--- Exercise ---
Exclude pictures. Extract exactly the lines from the one that contains "Emit a Python" down to the one that contains "from matplotlib.lines import Line2D", both included.

--- Extracted records ---

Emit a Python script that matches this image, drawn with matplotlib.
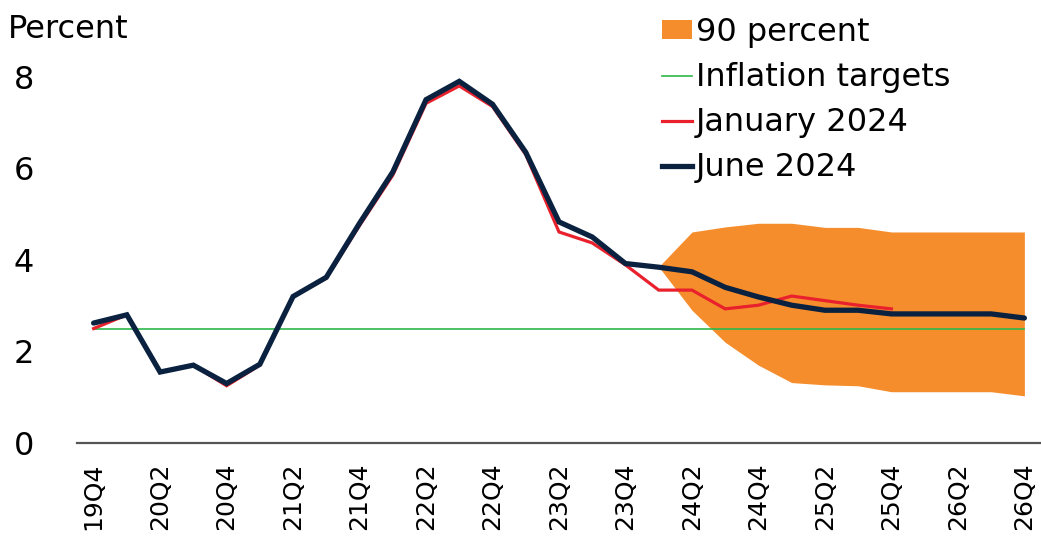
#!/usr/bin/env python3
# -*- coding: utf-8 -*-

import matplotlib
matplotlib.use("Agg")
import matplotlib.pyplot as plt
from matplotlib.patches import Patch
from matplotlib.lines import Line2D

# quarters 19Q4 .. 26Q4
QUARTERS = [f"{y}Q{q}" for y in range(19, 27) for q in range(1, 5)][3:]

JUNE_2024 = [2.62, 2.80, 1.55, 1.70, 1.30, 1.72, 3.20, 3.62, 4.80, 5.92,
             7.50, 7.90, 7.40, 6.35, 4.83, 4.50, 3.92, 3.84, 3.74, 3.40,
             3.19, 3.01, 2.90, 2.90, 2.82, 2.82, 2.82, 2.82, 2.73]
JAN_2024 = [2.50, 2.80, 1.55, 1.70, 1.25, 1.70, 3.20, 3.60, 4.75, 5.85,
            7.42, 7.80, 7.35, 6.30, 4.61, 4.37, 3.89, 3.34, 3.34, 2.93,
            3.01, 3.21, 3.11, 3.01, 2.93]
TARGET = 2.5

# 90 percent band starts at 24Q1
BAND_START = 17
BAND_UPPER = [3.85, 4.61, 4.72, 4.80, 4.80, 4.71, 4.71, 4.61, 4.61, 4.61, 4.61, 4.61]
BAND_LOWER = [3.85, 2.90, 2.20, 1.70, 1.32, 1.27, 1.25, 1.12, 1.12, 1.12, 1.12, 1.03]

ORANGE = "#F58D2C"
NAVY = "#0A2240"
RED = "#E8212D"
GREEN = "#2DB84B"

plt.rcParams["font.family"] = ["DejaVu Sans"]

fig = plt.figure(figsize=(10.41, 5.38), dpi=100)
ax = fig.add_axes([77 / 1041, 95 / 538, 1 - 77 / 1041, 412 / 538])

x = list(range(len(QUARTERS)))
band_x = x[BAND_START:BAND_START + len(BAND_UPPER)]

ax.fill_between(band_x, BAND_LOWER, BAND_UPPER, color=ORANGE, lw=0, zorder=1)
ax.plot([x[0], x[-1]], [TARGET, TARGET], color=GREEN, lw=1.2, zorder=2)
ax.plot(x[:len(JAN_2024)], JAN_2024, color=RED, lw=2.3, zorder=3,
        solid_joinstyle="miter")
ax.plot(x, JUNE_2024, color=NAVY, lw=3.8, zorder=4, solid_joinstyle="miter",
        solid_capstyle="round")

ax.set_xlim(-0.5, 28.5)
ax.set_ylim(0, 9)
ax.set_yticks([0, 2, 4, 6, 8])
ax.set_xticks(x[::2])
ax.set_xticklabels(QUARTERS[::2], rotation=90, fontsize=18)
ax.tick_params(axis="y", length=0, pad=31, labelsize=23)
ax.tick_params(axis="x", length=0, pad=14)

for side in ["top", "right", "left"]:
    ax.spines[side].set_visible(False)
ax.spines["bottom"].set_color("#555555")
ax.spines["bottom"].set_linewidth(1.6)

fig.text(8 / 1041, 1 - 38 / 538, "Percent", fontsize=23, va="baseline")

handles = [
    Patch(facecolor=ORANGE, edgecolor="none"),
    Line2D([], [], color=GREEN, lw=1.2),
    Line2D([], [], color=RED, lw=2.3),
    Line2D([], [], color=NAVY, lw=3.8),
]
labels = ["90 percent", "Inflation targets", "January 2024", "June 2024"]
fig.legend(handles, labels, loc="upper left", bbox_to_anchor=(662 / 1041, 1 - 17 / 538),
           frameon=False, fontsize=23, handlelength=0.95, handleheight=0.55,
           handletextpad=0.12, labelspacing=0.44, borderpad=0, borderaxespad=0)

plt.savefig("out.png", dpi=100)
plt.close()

---

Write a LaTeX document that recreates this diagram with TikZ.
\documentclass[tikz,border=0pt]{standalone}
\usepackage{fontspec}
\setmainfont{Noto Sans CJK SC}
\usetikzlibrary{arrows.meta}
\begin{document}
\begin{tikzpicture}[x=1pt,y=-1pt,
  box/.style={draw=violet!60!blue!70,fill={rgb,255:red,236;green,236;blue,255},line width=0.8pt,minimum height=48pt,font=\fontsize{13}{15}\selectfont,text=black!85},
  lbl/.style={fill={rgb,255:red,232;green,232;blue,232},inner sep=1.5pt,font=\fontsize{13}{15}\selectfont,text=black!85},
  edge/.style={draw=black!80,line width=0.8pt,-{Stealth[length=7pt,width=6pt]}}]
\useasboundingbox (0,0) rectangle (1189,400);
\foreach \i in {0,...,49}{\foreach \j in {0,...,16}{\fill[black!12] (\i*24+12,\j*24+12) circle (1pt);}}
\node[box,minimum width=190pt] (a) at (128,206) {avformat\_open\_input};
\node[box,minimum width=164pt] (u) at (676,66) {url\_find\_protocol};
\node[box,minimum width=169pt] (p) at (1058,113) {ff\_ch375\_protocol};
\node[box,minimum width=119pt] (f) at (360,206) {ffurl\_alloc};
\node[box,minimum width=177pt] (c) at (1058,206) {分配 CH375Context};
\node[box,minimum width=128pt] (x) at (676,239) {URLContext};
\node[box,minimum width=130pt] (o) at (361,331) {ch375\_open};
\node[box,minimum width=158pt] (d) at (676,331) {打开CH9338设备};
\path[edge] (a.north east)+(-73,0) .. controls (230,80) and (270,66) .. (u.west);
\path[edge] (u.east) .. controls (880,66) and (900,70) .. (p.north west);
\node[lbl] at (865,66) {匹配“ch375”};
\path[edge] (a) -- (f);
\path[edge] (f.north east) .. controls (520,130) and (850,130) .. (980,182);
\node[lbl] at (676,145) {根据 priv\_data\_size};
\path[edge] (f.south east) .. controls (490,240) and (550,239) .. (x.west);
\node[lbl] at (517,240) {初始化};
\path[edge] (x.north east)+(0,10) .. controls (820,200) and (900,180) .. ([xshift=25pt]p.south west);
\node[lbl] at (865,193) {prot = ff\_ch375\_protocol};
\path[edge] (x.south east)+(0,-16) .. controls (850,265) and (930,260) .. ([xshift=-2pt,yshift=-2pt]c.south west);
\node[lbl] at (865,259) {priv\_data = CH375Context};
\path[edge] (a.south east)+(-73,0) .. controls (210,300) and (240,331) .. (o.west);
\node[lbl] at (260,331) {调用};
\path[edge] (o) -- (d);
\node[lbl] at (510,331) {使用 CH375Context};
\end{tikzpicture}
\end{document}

* * *

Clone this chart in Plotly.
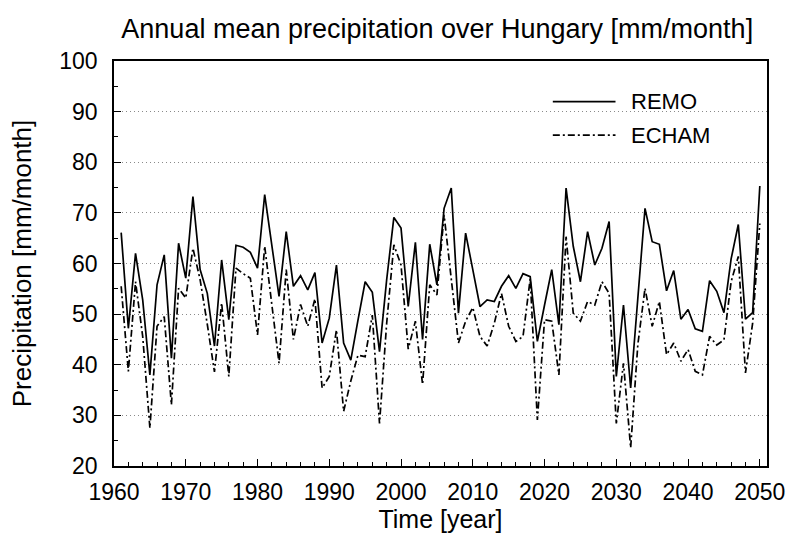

--- Reply ---
Emit a Python script that matches this image, drawn with matplotlib.
#!/usr/bin/env python3
# -*- coding: utf-8 -*-

import matplotlib
matplotlib.use("Agg")
import matplotlib.pyplot as plt
from matplotlib.patches import Patch
from matplotlib.lines import Line2D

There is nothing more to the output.